Meet incoming Sport Management Professor Benjamin Larkin
Although all of incoming Assistant Professor of Sport Management Ben Larkin’s higher education has been in New England, he was born in New York and admits to being a New York Yankees and New York Jets fan. His academic research focuses on relationships between fans and sports teams. Larkin expects to receive a Ph.D. this spring from the Department of Sport Management, University of Massachusetts Amherst. He holds an M.S. in sport management from Southern New Hampshire University and a B.S. in business administration from the University of Maine.
Can you describe why the consumption of sport events through mass media has become the new “home” field advantage?
My early research looked at the factors influencing fans to prefer watching sport events at home to attending them live at the stadium/arena. Not surprisingly, cost was a major factor, but factors such as the comfort of home, ease of watching on one’s own couch as opposed to making the trip to the stadium, and technological advancements that have closed the gap between the home experience and the stadium experience have also served to motivate an increase in remote consumption. While the stadium atmosphere is still viewed as irreplaceable by many, the home experience is an increasingly appealing alternative.
Do millennials consume sports media differently than other generations?
It’s been suggested that the increase in media usage among millennials has cut into attendance at sporting events, but findings in this regard have been inconclusive. I conducted a study to explore how media usage among this segment could serve as both a complement to traditional attendance behavior – i.e., they use it to enhance their viewing experience, whether watching at home or the stadium – as well as potentially a substitute – i.e., they consume through media as opposed to attending the event.

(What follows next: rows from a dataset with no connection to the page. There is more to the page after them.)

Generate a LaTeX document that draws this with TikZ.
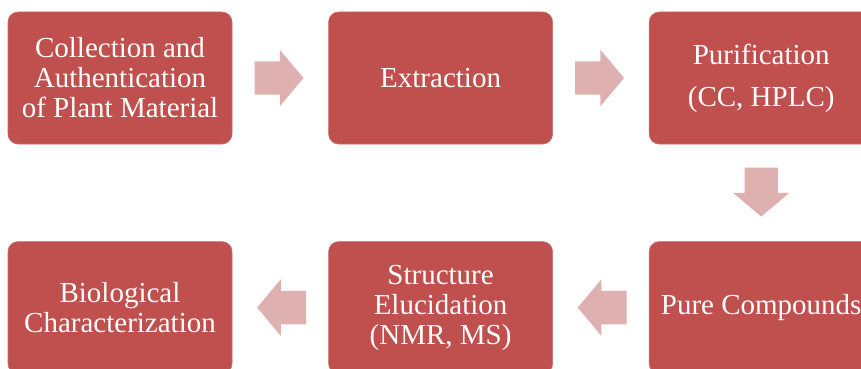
\documentclass[tikz,border=0pt]{standalone}
\usepackage{fontspec}
\setmainfont{Liberation Serif}
\usetikzlibrary{positioning, calc, shapes.arrows}
\definecolor{stepred}{RGB}{192,80,77}
\definecolor{arrowpink}{RGB}{222,177,176}

\begin{document}
\begin{tikzpicture}[
    stage/.style={rectangle, rounded corners=10pt, fill=stepred, draw=stepred!85!white, line width=0.6pt,
                  text=white, minimum width=224pt, minimum height=132pt, inner sep=2pt, align=center,
                  font=\rmfamily\fontsize{29}{30}\selectfont},
    flow/.style={single arrow, fill=arrowpink, draw=none, inner sep=16.5pt, minimum width=56pt,
                 minimum height=49pt, single arrow head extend=11.5pt, single arrow tip angle=100,
                 anchor=tail}
]
    \useasboundingbox (0,0) rectangle (861pt,-369pt);

    % Top row:
    \node[stage] (collect) at (120pt,-78pt) {Collection and\\Authentication\\of Plant Material};
    \node[stage, right=96pt of collect] (extract) {Extraction};
    \node[stage, right=96pt of extract] (purify) {Purification\\[12pt](CC, HPLC)};

    % Bottom row:
    \node[stage, below=97pt of purify] (pure) {Pure Compounds};
    \node[stage, left=96pt of pure] (elucid) {Structure\\Elucidation\\(NMR, MS)};
    \node[stage, left=96pt of elucid] (bio) {Biological\\Characterization};

    % Block arrows:
    \node[flow] (a1) at ($(collect.east)+(22pt,0)$) {};
    \node[flow] (a2) at ($(extract.east)+(22pt,0)$) {};
    \node[flow, shape border rotate=270] (a3) at ($(purify.south)+(0,-23pt)$) {};
    \node[flow, shape border rotate=180] (a4) at ($(pure.west)+(-22pt,0)$) {};
    \node[flow, shape border rotate=180] (a5) at ($(elucid.west)+(-22pt,0)$) {};
\end{tikzpicture}
\end{document}
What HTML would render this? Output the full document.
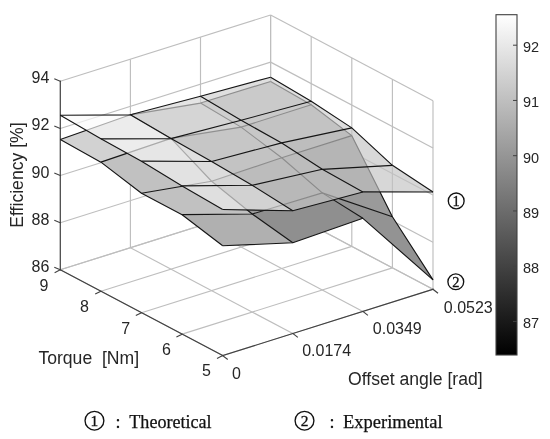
<!DOCTYPE html>
<html><head><meta charset="utf-8"><style>html,body{margin:0;padding:0;background:#fff;}svg{display:block;}</style></head>
<body>
<svg width="550" height="439" viewBox="0 0 550 439">
<rect width="550" height="439" fill="#fff"/>
<g stroke="#bebebe" stroke-width="1.15" fill="none">
<line x1="60.3" y1="269.8" x2="222.7" y2="355.6"/>
<line x1="130.4" y1="247.7" x2="292.8" y2="333.5"/>
<line x1="200.5" y1="225.6" x2="362.9" y2="311.4"/>
<line x1="270.6" y1="203.5" x2="433" y2="289.3"/>
<line x1="222.7" y1="355.6" x2="433" y2="289.3"/>
<line x1="182.1" y1="334.15" x2="392.4" y2="267.85"/>
<line x1="141.5" y1="312.7" x2="351.8" y2="246.4"/>
<line x1="100.9" y1="291.25" x2="311.2" y2="224.95"/>
<line x1="60.3" y1="269.8" x2="270.6" y2="203.5"/>
<line x1="60.3" y1="269.8" x2="60.3" y2="81.3"/>
<line x1="130.4" y1="247.7" x2="130.4" y2="59.2"/>
<line x1="200.5" y1="225.6" x2="200.5" y2="37.1"/>
<line x1="270.6" y1="203.5" x2="270.6" y2="15"/>
<line x1="60.3" y1="269.8" x2="270.6" y2="203.5"/>
<line x1="60.3" y1="222.68" x2="270.6" y2="156.38"/>
<line x1="60.3" y1="175.55" x2="270.6" y2="109.25"/>
<line x1="60.3" y1="128.43" x2="270.6" y2="62.12"/>
<line x1="60.3" y1="81.3" x2="270.6" y2="15"/>
<line x1="433" y1="289.3" x2="433" y2="100.8"/>
<line x1="392.4" y1="267.85" x2="392.4" y2="79.35"/>
<line x1="351.8" y1="246.4" x2="351.8" y2="57.9"/>
<line x1="311.2" y1="224.95" x2="311.2" y2="36.45"/>
<line x1="270.6" y1="203.5" x2="270.6" y2="15"/>
<line x1="270.6" y1="203.5" x2="433" y2="289.3"/>
<line x1="270.6" y1="156.38" x2="433" y2="242.18"/>
<line x1="270.6" y1="109.25" x2="433" y2="195.05"/>
<line x1="270.6" y1="62.12" x2="433" y2="147.93"/>
<line x1="270.6" y1="15" x2="433" y2="100.8"/>
</g>
<g stroke="#404040" stroke-width="1.1" fill="none" stroke-linecap="square">
<line x1="60.3" y1="269.8" x2="60.3" y2="81.3"/>
<line x1="60.3" y1="269.8" x2="222.7" y2="355.6"/>
<line x1="222.7" y1="355.6" x2="433" y2="289.3"/>
<line x1="60.3" y1="269.8" x2="54.8" y2="267.5"/>
<line x1="60.3" y1="222.68" x2="54.8" y2="220.38"/>
<line x1="60.3" y1="175.55" x2="54.8" y2="173.25"/>
<line x1="60.3" y1="128.43" x2="54.8" y2="126.13"/>
<line x1="60.3" y1="81.3" x2="54.8" y2="79"/>
<line x1="222.7" y1="355.6" x2="217.5" y2="358.2"/>
<line x1="182.1" y1="334.15" x2="176.9" y2="336.75"/>
<line x1="141.5" y1="312.7" x2="136.3" y2="315.3"/>
<line x1="100.9" y1="291.25" x2="95.7" y2="293.85"/>
<line x1="60.3" y1="269.8" x2="55.1" y2="272.4"/>
<line x1="222.7" y1="355.6" x2="227.3" y2="359.2"/>
<line x1="292.8" y1="333.5" x2="297.4" y2="337.1"/>
<line x1="362.9" y1="311.4" x2="367.5" y2="315"/>
<line x1="433" y1="289.3" x2="437.6" y2="292.9"/>
</g>
<polygon points="241.1,127.12 311.2,104.78 270.6,81.45 200.5,103.07" fill="rgb(194,194,194)" fill-opacity="1.0"/>
<polygon points="281.7,157.76 351.8,135.66 311.2,104.78 241.1,127.12" fill="rgb(178,178,178)" fill-opacity="1.0"/>
<polygon points="171,138.38 241.1,127.12 200.5,103.07 130.4,114.81" fill="rgb(213,213,213)" fill-opacity="1.0"/>
<polygon points="322.3,192.87 392.4,216.72 351.8,135.66 281.7,157.76" fill="rgb(154,154,154)" fill-opacity="1.0"/>
<polygon points="211.6,181.27 281.7,157.76 241.1,127.12 171,138.38" fill="rgb(176,176,176)" fill-opacity="1.0"/>
<polygon points="100.9,162.13 171,138.38 130.4,114.81 60.3,139.5" fill="rgb(210,210,210)" fill-opacity="1.0"/>
<polygon points="362.9,218.33 433,279.87 392.4,216.72 322.3,192.87" fill="rgb(147,147,147)" fill-opacity="1.0"/>
<polygon points="252.2,214.03 322.3,192.87 281.7,157.76 211.6,181.27" fill="rgb(156,156,156)" fill-opacity="1.0"/>
<polygon points="141.5,193.24 211.6,181.27 171,138.38 100.9,162.13" fill="rgb(193,193,193)" fill-opacity="1.0"/>
<polygon points="292.8,242.78 362.9,218.33 322.3,192.87 252.2,214.03" fill="rgb(143,143,143)" fill-opacity="1.0"/>
<polygon points="182.1,214.69 252.2,214.03 211.6,181.27 141.5,193.24" fill="rgb(193,193,193)" fill-opacity="1.0"/>
<polygon points="222.7,245.8 292.8,242.78 252.2,214.03 182.1,214.69" fill="rgb(176,176,176)" fill-opacity="1.0"/>
<g stroke="#151515" stroke-width="1.15" fill="none" stroke-linejoin="round">
<polyline points="222.7,245.8 292.8,242.78 362.9,218.33 433,279.87"/>
<polyline points="182.1,214.69 252.2,214.03 322.3,192.87 392.4,216.72"/>
<polyline points="141.5,193.24 211.6,181.27 281.7,157.76 351.8,135.66"/>
<polyline points="100.9,162.13 171,138.38 241.1,127.12 311.2,104.78"/>
<polyline points="60.3,139.5 130.4,114.81 200.5,103.07 270.6,81.45"/>
<polyline points="222.7,245.8 182.1,214.69 141.5,193.24 100.9,162.13 60.3,139.5"/>
<polyline points="292.8,242.78 252.2,214.03 211.6,181.27 171,138.38 130.4,114.81"/>
<polyline points="362.9,218.33 322.3,192.87 281.7,157.76 241.1,127.12 200.5,103.07"/>
<polyline points="433,279.87 392.4,216.72 351.8,135.66 311.2,104.78 270.6,81.45"/>
</g>
<polygon points="241.1,120.28 311.2,101.25 270.6,77.21 200.5,96.24" fill="rgb(206,206,206)" fill-opacity="0.65"/>
<polygon points="281.7,142.91 351.8,127.88 311.2,101.25 241.1,120.28" fill="rgb(204,204,204)" fill-opacity="0.65"/>
<polygon points="171,138.61 241.1,120.28 200.5,96.24 130.4,114.81" fill="rgb(213,213,213)" fill-opacity="0.65"/>
<polygon points="322.3,169.31 392.4,165.35 351.8,127.88 281.7,142.91" fill="rgb(195,195,195)" fill-opacity="0.65"/>
<polygon points="211.6,161.48 281.7,142.91 241.1,120.28 171,138.61" fill="rgb(210,210,210)" fill-opacity="0.65"/>
<polygon points="100.9,138.8 171,138.61 130.4,114.81 60.3,115.23" fill="rgb(251,251,251)" fill-opacity="0.65"/>
<polygon points="362.9,191.94 433,191.99 392.4,165.35 322.3,169.31" fill="rgb(193,193,193)" fill-opacity="0.65"/>
<polygon points="252.2,185.28 322.3,169.31 281.7,142.91 211.6,161.48" fill="rgb(206,206,206)" fill-opacity="0.65"/>
<polygon points="141.5,161.19 211.6,161.48 171,138.61 100.9,138.8" fill="rgb(250,250,250)" fill-opacity="0.65"/>
<polygon points="292.8,210.74 362.9,191.94 322.3,169.31 252.2,185.28" fill="rgb(199,199,199)" fill-opacity="0.65"/>
<polygon points="182.1,185.94 252.2,185.28 211.6,161.48 141.5,161.19" fill="rgb(244,244,244)" fill-opacity="0.65"/>
<polygon points="222.7,209.51 292.8,210.74 252.2,185.28 182.1,185.94" fill="rgb(240,240,240)" fill-opacity="0.65"/>
<g stroke="#151515" stroke-width="1.15" fill="none" stroke-linejoin="round">
<polyline points="222.7,209.51 292.8,210.74 362.9,191.94 433,191.99"/>
<polyline points="182.1,185.94 252.2,185.28 322.3,169.31 392.4,165.35"/>
<polyline points="141.5,161.19 211.6,161.48 281.7,142.91 351.8,127.88"/>
<polyline points="100.9,138.8 171,138.61 241.1,120.28 311.2,101.25"/>
<polyline points="60.3,115.23 130.4,114.81 200.5,96.24 270.6,77.21"/>
<polyline points="222.7,209.51 182.1,185.94 141.5,161.19 100.9,138.8 60.3,115.23"/>
<polyline points="292.8,210.74 252.2,185.28 211.6,161.48 171,138.61 130.4,114.81"/>
<polyline points="362.9,191.94 322.3,169.31 281.7,142.91 241.1,120.28 200.5,96.24"/>
<polyline points="433,191.99 392.4,165.35 351.8,127.88 311.2,101.25 270.6,77.21"/>
</g>
<defs><linearGradient id="cb" x1="0" y1="1" x2="0" y2="0"><stop offset="0" stop-color="#000"/><stop offset="1" stop-color="#fff"/></linearGradient></defs>
<rect x="496" y="14.7" width="21" height="340.3" fill="url(#cb)" stroke="#404040" stroke-width="1.1"/>
<g stroke="#404040" stroke-width="1">
<line x1="513" y1="321.45" x2="517" y2="321.45"/>
<line x1="513" y1="266.2" x2="517" y2="266.2"/>
<line x1="513" y1="210.95" x2="517" y2="210.95"/>
<line x1="513" y1="155.7" x2="517" y2="155.7"/>
<line x1="513" y1="100.45" x2="517" y2="100.45"/>
<line x1="513" y1="45.2" x2="517" y2="45.2"/>
</g>
<g font-family="'Liberation Sans', Arial, sans-serif" font-size="16" fill="#262626">
<text x="523" y="328.25" font-size="14.5">87</text>
<text x="523" y="273" font-size="14.5">88</text>
<text x="523" y="217.75" font-size="14.5">89</text>
<text x="523" y="162.5" font-size="14.5">90</text>
<text x="523" y="107.25" font-size="14.5">91</text>
<text x="523" y="52" font-size="14.5">92</text>
<text x="49.4" y="272.4" text-anchor="end">86</text>
<text x="49.4" y="225.03" text-anchor="end">88</text>
<text x="49.4" y="177.65" text-anchor="end">90</text>
<text x="49.4" y="130.28" text-anchor="end">92</text>
<text x="49.4" y="82.9" text-anchor="end">94</text>
<text x="39.5" y="291">9</text>
<text x="80" y="311.6">8</text>
<text x="121.2" y="333.6">7</text>
<text x="162" y="355.3">6</text>
<text x="202" y="375.8">5</text>
<text x="232" y="378.5">0</text>
<text x="302.2" y="356.4">0.0174</text>
<text x="372.8" y="334.4">0.0349</text>
<text x="443.8" y="313">0.0523</text>
<text x="38.4" y="364" font-size="17.6">Torque&#160; [Nm]</text>
<text x="348" y="385" font-size="17.6">Offset angle [rad]</text>
<text transform="translate(23,227.7) rotate(-90)" font-size="17.6">Efficiency [%]</text>
</g>
<circle cx="456.2" cy="200.9" r="7.9" fill="none" stroke="#111" stroke-width="1.35"/><text x="456.2" y="206.0" text-anchor="middle" font-family="'Liberation Serif', 'DejaVu Serif', serif" font-size="14.5" fill="#111" stroke="#111" stroke-width="0.3">1</text>
<circle cx="455.8" cy="281.8" r="7.9" fill="none" stroke="#111" stroke-width="1.35"/><text x="455.8" y="286.90000000000003" text-anchor="middle" font-family="'Liberation Serif', 'DejaVu Serif', serif" font-size="14.5" fill="#111" stroke="#111" stroke-width="0.3">2</text>
<circle cx="94.45" cy="420.7" r="9.4" fill="none" stroke="#111" stroke-width="1.35"/><text x="94.45" y="426.0" text-anchor="middle" font-family="'Liberation Serif', 'DejaVu Serif', serif" font-size="15.5" fill="#111" stroke="#111" stroke-width="0.3">1</text>
<circle cx="304.5" cy="420.7" r="9.4" fill="none" stroke="#111" stroke-width="1.35"/><text x="304.5" y="426.0" text-anchor="middle" font-family="'Liberation Serif', 'DejaVu Serif', serif" font-size="15.5" fill="#111" stroke="#111" stroke-width="0.3">2</text>
<g font-family="'Liberation Serif', 'DejaVu Serif', serif" font-size="18" fill="#111" stroke="#111" stroke-width="0.25">
<text x="115.5" y="427.8">:</text>
<text x="129.3" y="427.8" textLength="82.3" lengthAdjust="spacingAndGlyphs">Theoretical</text>
<text x="329.5" y="427.8">:</text>
<text x="343" y="427.8" textLength="99.6" lengthAdjust="spacingAndGlyphs">Experimental</text>
</g>
</svg>
</body></html>
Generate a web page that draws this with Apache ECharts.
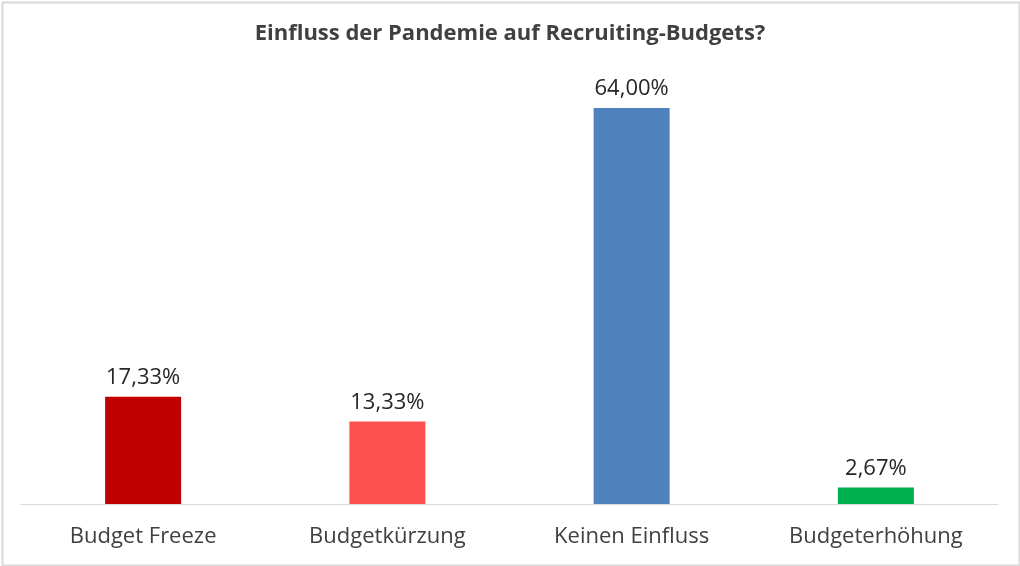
<!DOCTYPE html>
<html><head><meta charset="utf-8">
<script src="https://cdn.jsdelivr.net/npm/echarts@6/dist/echarts.min.js"></script>
<style>html,body{margin:0;padding:0;background:#fff}#c{width:1020px;height:566px}</style>
</head><body><div id="c"></div>
<script>
const title = 'Einfluss der Pandemie auf Recruiting-Budgets?';
const categories = ['Budget Freeze', 'Budgetkürzung', 'Keinen Einfluss', 'Budgeterhöhung'];
const values = [17.33, 13.33, 64.00, 2.67];
const colors = ['#C00000', '#FF5050', '#4F81BD', '#00B050'];

const chart = echarts.init(document.getElementById('c'));
const font = '"Open Sans", sans-serif';
chart.setOption({
  animation: false,
  title: {
    text: title, left: 'center', top: 18,
    textStyle: { fontFamily: font, fontSize: 22, fontWeight: 'bold', color: '#404040' }
  },
  graphic: [{
    type: 'rect', left: 0, top: 0, silent: true, z: -1,
    shape: { x: 1, y: 1, width: 1017, height: 563 },
    style: { fill: 'none', stroke: '#d9d9d9', lineWidth: 2 }
  }],
  grid: { left: 21, right: 22, top: 71, bottom: 62 },
  xAxis: {
    type: 'category', data: categories,
    axisLine: { lineStyle: { color: '#d9d9d9', width: 1 } },
    axisTick: { show: false },
    axisLabel: { fontFamily: font, fontSize: 22, color: '#404040', margin: 22 }
  },
  yAxis: {
    type: 'value', min: 0, max: 70, show: false,
    splitLine: { show: false }
  },
  series: [{
    type: 'bar', barWidth: 76,
    data: values.map((v, i) => ({ value: v, itemStyle: { color: colors[i] } })),
    label: {
      show: true, position: 'top', distance: 8,
      fontFamily: font, fontSize: 22, color: '#262626',
      formatter: p => p.value.toFixed(2).replace('.', ',') + '%'
    }
  }]
});
</script></body></html>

Your dissertation explores the role of collective narcissism in sport team identification. Is it easy to put that in the context of New England sports fans?
In the context of sport, collective narcissism refers to a type of fandom characterized by an unrealistic perception of the greatness of the team. Effectively, fans put the team on a pedestal, and as a result they are oversensitive to criticism of the team. I do think we see this a lot in New England, particularly in fans of the New England Patriots. My research to this point shows that collectively narcissistic sport fans typically view the team as being unique and distinct from other teams in the league and constantly under scrutiny from the national media and fans of other teams, two traits that I think are characteristic of Patriots fans.
What’s your classroom style?
I’ll spend roughly half of a class period explaining concepts, actively eliciting student input in the discussion of these concepts, before working on an activity that allows students to apply lessons learned. I am a big fan of group work, as I feel students should be a resource for one another. Often times, discussing concepts among themselves forces them to think critically about the material in a way that a lecture does not. That is my goal – to get them to think critically.
When you’re not teaching, doing research, or writing, what will you be doing?
My wife and I recently had our first child. He’s 6 months old, so much of my time these days is occupied there. More generally, we love traveling. We’ve been to a number of different countries, some of my favorites being New Zealand, Iceland, Ireland, Italy and Greece. I have also gotten into long-distance running. I completed my first marathon in 2014.
What attracted you to Merrimack College?
When I visited the campus, I absolutely fell in love with the culture. It is a collaborative, stimulating, and inclusive environment that, in my opinion, strikes an ideal balance between commitment to teaching and research.